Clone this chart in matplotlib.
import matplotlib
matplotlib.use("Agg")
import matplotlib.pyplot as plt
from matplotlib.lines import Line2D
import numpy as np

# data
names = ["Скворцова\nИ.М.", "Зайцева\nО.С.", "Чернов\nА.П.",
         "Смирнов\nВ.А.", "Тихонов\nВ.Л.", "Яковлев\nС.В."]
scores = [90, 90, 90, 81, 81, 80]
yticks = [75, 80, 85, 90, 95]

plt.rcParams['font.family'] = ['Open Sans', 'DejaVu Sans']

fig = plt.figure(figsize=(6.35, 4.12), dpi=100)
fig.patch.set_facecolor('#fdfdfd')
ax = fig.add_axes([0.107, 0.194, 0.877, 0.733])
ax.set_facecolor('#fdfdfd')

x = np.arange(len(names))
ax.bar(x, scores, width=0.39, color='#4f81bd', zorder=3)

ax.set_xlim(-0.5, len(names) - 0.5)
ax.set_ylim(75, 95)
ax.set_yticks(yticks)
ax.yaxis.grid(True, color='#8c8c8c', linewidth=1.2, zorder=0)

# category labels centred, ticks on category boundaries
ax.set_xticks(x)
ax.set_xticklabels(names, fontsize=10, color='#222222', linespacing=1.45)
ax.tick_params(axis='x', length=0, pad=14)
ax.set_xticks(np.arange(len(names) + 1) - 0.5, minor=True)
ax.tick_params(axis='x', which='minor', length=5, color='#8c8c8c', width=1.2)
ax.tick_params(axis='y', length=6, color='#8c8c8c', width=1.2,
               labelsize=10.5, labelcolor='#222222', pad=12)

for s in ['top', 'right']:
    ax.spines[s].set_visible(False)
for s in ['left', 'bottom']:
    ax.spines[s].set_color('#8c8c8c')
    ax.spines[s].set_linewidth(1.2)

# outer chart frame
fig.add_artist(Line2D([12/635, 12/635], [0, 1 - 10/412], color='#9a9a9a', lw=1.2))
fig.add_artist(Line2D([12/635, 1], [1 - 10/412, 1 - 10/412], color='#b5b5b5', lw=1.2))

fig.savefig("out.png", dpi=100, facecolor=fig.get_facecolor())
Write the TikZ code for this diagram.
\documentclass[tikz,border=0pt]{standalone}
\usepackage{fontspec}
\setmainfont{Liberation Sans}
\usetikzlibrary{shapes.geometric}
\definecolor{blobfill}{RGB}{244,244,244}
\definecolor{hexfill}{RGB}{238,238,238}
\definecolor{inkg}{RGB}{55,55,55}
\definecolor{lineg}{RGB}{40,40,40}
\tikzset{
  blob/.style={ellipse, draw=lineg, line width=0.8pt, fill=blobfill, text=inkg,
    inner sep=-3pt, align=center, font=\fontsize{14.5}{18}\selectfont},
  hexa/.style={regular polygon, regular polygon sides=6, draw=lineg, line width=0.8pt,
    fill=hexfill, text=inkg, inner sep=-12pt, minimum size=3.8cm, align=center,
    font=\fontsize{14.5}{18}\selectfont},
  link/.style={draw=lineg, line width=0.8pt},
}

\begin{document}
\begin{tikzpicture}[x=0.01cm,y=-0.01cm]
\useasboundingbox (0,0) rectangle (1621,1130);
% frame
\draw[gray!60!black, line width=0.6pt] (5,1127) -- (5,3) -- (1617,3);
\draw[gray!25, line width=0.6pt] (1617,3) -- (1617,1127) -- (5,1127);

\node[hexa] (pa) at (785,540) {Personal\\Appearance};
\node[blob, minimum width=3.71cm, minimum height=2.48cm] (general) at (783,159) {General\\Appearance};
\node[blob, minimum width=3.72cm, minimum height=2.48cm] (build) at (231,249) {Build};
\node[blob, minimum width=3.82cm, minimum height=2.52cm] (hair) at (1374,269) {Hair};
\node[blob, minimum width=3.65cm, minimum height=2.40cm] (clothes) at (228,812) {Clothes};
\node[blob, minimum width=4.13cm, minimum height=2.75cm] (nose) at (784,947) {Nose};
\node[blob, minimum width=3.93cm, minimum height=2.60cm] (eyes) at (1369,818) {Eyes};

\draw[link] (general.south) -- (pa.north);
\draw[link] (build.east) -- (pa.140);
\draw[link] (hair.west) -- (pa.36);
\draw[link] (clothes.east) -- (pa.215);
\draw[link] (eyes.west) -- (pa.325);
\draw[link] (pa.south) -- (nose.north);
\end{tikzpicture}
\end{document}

━━━━━━━━━━━━━━━━━━━━

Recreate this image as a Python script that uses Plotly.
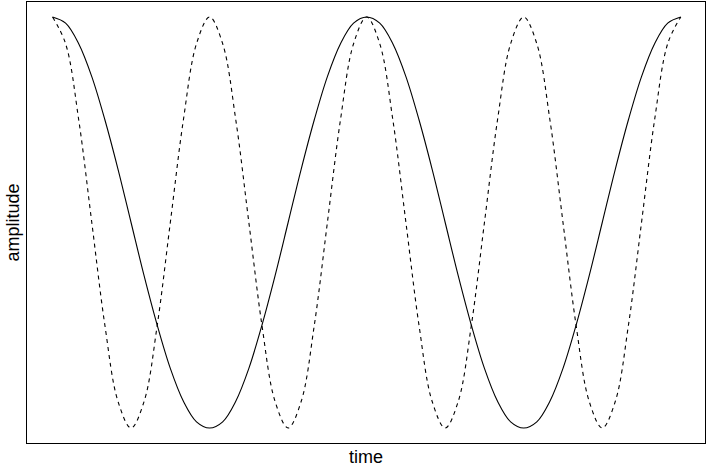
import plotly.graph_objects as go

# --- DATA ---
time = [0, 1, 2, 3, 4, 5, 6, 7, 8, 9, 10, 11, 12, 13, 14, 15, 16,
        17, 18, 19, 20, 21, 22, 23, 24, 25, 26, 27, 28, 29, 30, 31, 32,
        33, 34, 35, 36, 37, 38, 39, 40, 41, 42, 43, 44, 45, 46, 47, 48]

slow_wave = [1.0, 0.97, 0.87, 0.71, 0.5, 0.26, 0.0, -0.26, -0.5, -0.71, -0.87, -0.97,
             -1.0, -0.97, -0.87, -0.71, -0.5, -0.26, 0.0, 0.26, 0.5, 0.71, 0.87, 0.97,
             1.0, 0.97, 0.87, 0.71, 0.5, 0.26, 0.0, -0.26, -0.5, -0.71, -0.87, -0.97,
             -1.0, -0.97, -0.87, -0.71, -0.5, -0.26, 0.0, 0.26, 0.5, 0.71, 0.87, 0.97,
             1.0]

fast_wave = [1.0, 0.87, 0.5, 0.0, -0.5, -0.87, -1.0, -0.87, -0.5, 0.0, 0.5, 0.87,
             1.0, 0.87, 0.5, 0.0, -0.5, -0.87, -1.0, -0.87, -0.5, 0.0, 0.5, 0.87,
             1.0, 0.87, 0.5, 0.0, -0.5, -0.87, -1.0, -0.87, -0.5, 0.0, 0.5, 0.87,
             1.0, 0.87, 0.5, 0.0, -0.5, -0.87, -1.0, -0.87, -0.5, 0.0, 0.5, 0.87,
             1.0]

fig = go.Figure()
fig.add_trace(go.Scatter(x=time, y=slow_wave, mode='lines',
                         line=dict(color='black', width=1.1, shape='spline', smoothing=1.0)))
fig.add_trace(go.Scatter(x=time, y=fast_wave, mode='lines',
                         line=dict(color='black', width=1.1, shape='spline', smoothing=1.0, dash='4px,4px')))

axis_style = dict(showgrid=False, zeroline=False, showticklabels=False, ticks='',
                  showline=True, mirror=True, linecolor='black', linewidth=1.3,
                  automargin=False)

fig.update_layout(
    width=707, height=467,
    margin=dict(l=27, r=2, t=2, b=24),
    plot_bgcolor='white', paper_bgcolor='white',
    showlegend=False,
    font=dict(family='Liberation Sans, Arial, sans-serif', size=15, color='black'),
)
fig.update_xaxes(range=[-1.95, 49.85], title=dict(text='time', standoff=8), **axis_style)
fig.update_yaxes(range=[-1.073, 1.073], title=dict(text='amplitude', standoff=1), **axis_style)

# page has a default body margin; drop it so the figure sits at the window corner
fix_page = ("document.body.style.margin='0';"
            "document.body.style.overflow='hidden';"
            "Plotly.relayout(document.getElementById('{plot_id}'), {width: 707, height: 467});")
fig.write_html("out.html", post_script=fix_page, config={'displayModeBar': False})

━━━━━━━━━━━━━━━━━━━━

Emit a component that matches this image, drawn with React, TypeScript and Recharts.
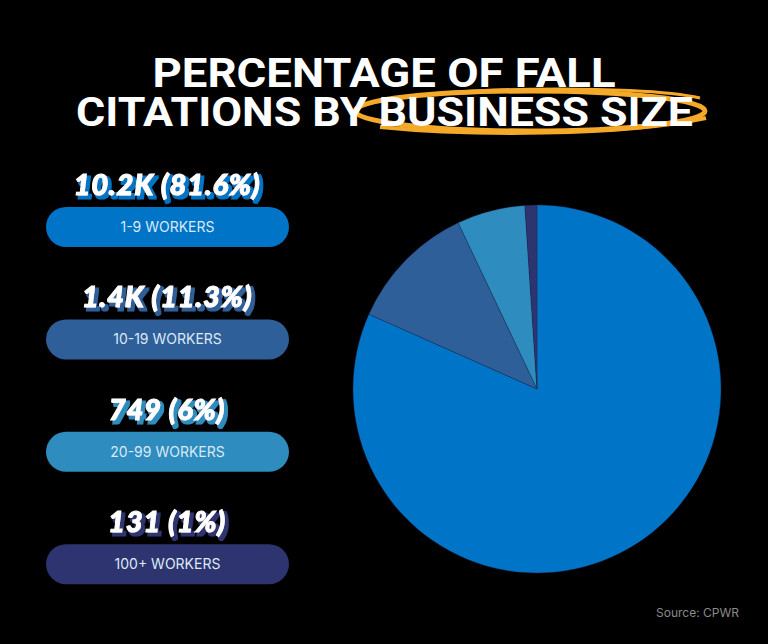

━━━━━━━━━━━━━━━━━━━━

REQUIRED TASK
Produce only the lines from the line containing "Clone this chart in matplotlib." through the line containing "ax.spines[s].set_linewidth(1.2)", inclusive of both, exactly as they stand in the entries above.

ANSWER IN FULL
Clone this chart in matplotlib.
import matplotlib
matplotlib.use("Agg")
import matplotlib.pyplot as plt
from matplotlib.lines import Line2D
import numpy as np

# data
names = ["Скворцова\nИ.М.", "Зайцева\nО.С.", "Чернов\nА.П.",
         "Смирнов\nВ.А.", "Тихонов\nВ.Л.", "Яковлев\nС.В."]
scores = [90, 90, 90, 81, 81, 80]
yticks = [75, 80, 85, 90, 95]

plt.rcParams['font.family'] = ['Open Sans', 'DejaVu Sans']

fig = plt.figure(figsize=(6.35, 4.12), dpi=100)
fig.patch.set_facecolor('#fdfdfd')
ax = fig.add_axes([0.107, 0.194, 0.877, 0.733])
ax.set_facecolor('#fdfdfd')

x = np.arange(len(names))
ax.bar(x, scores, width=0.39, color='#4f81bd', zorder=3)

ax.set_xlim(-0.5, len(names) - 0.5)
ax.set_ylim(75, 95)
ax.set_yticks(yticks)
ax.yaxis.grid(True, color='#8c8c8c', linewidth=1.2, zorder=0)

# category labels centred, ticks on category boundaries
ax.set_xticks(x)
ax.set_xticklabels(names, fontsize=10, color='#222222', linespacing=1.45)
ax.tick_params(axis='x', length=0, pad=14)
ax.set_xticks(np.arange(len(names) + 1) - 0.5, minor=True)
ax.tick_params(axis='x', which='minor', length=5, color='#8c8c8c', width=1.2)
ax.tick_params(axis='y', length=6, color='#8c8c8c', width=1.2,
               labelsize=10.5, labelcolor='#222222', pad=12)

for s in ['top', 'right']:
    ax.spines[s].set_visible(False)
for s in ['left', 'bottom']:
    ax.spines[s].set_color('#8c8c8c')
    ax.spines[s].set_linewidth(1.2)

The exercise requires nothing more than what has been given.